¿Cómo soy? ¿Cómo han influido las lecturas en mi
personalidad?
¿Somos lo que leemos o nos buscamos en lo que leemos?
Me pregunto. Y me respondo: un poco de las dos cosas, supongo. Por un lado
buscamos lo que nos gusta, aquello con lo que nos identificamos y, al mismo
tiempo, en esas lecturas encontramos nuevas maneras de entender el mundo. Me
vienen a la cabeza lecturas tan reveladoras como, por ejemplo, El guardián entre el centeno de J.D.

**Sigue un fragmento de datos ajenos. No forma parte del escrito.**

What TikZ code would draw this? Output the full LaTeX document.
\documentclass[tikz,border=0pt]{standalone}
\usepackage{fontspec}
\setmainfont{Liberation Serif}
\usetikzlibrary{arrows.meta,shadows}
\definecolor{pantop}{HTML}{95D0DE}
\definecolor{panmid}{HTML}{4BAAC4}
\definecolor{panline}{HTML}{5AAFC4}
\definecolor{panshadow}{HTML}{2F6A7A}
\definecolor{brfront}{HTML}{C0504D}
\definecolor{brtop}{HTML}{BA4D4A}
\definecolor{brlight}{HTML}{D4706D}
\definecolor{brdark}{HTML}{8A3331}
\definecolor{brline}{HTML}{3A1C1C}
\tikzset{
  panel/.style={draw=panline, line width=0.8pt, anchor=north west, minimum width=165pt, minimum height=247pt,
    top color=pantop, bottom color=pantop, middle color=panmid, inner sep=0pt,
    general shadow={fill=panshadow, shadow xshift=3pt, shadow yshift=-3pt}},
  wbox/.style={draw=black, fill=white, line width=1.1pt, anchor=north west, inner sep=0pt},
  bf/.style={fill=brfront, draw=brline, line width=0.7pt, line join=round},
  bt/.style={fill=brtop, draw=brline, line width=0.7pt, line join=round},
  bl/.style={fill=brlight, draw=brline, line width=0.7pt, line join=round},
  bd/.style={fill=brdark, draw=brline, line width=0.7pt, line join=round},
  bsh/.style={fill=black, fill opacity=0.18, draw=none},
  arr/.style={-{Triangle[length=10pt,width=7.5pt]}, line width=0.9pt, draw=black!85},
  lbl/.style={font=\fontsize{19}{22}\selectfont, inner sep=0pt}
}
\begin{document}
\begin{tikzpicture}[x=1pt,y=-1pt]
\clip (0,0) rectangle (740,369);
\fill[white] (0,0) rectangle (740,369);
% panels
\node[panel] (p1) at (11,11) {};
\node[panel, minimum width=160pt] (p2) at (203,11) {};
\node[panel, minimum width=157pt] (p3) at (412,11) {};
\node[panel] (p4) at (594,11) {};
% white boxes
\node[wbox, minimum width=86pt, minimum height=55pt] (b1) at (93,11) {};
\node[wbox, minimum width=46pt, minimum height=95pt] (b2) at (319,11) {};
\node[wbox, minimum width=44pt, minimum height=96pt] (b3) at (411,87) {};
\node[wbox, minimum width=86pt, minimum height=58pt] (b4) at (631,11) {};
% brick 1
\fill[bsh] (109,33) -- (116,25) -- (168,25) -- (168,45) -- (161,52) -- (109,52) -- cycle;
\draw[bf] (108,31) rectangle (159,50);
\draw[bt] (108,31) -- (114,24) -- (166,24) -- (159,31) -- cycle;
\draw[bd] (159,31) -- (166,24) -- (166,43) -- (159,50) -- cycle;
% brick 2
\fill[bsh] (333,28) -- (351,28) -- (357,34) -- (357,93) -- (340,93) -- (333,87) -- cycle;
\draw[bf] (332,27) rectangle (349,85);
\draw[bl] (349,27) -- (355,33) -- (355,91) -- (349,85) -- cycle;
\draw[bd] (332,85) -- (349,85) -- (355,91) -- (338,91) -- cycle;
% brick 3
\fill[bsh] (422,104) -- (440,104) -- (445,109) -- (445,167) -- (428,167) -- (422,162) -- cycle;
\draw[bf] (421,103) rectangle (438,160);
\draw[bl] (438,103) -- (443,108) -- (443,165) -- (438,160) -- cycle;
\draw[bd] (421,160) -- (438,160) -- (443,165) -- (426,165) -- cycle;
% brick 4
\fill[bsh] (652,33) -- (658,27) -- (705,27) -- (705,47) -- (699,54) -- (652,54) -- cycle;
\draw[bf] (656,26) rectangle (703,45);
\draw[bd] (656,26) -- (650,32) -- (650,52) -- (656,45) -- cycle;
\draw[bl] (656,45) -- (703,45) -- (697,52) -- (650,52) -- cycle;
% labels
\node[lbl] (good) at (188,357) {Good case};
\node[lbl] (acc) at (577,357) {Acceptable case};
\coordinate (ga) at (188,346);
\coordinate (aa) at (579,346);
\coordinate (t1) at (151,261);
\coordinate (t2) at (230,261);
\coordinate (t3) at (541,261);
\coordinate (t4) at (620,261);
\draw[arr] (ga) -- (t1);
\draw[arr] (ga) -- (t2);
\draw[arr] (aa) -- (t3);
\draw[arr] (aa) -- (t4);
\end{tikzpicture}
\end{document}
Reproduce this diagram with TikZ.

Salinger en la que el protagonista, un adolescente, posee una inteligencia y
sensibilidad tal que es capaz de dejar en evidencia (con sus razonamientos) a
la sociedad entera, convirtiéndose él mismo en una víctima (acaban internándolo
en una institución mental) de un mundo insensible y sin sentido. Otro autor que
me ha influido mucho ha sido Paul Auster, con obras como Leviatán, Ciudad de cristal,
El libro de las ilusiones o Brooklyn Follies este escritor se adentra en
las profundidades de su propio yo con tal sinceridad y mostrándose tan desnudo
que resulta difícil no reconocerse y aprender sobre uno mismo. Pero quizá la
influencia más grande sea la esencia literaria en sí. Esa forma artística de
revelar el mundo desde el arte, en este caso desde la palabra escrita, y
enseñarnos a mirar “poéticamente” lo que rodea nuestra vida. Como decía Hitchcock,
lo importante no es la manzana sino cómo pintas la manzana. En Estados Unidos
ocurrió, allá por los sesenta, un terrible crimen: una familia de granjeros fue
asesinada por un par de delincuentes comunes que al final solo se llevaron unos
míseros dólares de la caja fuerte. A fecha de hoy ya casi nadie se acordaría de
ese atroz suceso si no fuese porque Truman Capote lo elevó a la categoría de
arte al transformar el hecho real (la manzana) en literatura: A sangre fría.